Enter Desktop Director!  We have been using it this way since 1.0 and are now on version 2.1.  Basically what you need to do is import your RDP only VMs like any other brokered VDI.  You will want to put them in their own machine group and turn maintenance mode on for the entire group.  If you don’t XenDesktop will start rebooting the VMs over and over trying to force them to register.  Trust me that’s not fun. So now you have them imported and assigned to a group with Maintenance Mode turned on.  What good does that do?  Well, the beauty of Desktop Director is that when you request it to perform power control actions it actually passes the commands through the ESX APIs.  So you can look up a VM in Desktop Director and even though it is not brokered with ICA you can still perform all the power control actions like forcing a shutdown or reboot.  When your RDP machine (inevitably) hangs your help desk staff can still force the reboot.  And if they do need to figure out the VCenter to look at they can find that information within Desktop Director also.

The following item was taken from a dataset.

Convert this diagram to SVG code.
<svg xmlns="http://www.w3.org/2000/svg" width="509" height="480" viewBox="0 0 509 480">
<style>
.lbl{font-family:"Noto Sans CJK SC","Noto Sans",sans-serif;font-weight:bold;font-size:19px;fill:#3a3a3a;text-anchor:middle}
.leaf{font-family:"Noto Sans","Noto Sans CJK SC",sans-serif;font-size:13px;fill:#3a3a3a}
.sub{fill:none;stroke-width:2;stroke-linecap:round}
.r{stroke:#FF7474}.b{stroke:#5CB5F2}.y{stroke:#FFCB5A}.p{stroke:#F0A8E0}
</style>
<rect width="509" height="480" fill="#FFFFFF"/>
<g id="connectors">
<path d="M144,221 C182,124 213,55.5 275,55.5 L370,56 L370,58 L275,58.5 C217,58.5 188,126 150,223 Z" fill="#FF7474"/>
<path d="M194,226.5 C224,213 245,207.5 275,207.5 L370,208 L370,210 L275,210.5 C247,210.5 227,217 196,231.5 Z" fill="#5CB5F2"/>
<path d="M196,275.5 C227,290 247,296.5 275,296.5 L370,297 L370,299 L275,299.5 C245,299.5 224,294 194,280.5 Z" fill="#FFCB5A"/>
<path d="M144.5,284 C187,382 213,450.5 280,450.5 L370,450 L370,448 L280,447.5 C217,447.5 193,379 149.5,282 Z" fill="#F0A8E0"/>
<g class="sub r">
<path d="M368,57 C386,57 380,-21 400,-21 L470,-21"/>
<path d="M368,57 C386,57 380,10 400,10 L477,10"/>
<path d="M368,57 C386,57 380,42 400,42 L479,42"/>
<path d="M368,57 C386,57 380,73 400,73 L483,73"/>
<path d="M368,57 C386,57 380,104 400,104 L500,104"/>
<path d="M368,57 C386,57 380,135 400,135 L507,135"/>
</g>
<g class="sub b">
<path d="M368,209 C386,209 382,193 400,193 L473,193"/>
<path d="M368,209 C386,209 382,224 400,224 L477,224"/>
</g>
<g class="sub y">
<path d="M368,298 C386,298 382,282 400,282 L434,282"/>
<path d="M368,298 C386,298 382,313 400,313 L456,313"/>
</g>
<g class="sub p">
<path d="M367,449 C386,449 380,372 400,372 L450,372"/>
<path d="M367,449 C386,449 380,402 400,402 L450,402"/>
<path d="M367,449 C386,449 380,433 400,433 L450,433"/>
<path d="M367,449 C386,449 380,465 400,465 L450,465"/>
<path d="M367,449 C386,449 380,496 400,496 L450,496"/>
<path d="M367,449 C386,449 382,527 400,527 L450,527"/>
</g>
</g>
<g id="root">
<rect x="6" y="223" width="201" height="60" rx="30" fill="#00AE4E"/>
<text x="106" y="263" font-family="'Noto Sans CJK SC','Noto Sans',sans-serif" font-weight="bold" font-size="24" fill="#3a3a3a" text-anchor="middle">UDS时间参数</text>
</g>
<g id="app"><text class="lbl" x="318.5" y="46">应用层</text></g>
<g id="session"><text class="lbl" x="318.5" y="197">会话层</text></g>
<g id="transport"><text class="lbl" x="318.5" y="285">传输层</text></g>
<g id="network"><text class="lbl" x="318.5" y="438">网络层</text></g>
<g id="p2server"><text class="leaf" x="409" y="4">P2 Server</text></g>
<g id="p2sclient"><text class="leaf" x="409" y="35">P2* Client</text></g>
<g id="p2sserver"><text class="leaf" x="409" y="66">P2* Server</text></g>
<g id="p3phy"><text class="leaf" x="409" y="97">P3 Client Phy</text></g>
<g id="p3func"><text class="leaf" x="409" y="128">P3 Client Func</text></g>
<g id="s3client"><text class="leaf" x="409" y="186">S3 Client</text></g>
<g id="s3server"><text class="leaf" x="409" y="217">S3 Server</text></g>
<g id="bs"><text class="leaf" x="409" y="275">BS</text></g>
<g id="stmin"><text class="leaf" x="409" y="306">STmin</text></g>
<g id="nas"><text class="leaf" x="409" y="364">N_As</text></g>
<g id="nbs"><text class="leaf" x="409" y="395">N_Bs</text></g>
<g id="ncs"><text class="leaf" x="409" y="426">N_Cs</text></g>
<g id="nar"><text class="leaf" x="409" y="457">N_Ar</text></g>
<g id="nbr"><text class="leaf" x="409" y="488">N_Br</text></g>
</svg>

Let’s take it one step further though.  Sometimes I need to reboot a server.  As far as Desktop Director is concerned a server is just another VDI.  So create a machine group called Servers (and again, put it in maintenance mode!) and put all your virtual servers in there that you want to be able to control.  It makes on the fly reboots a whole heck of a lot easier when you need to.  Just don’t come complaining to me when your change control team has a fit :).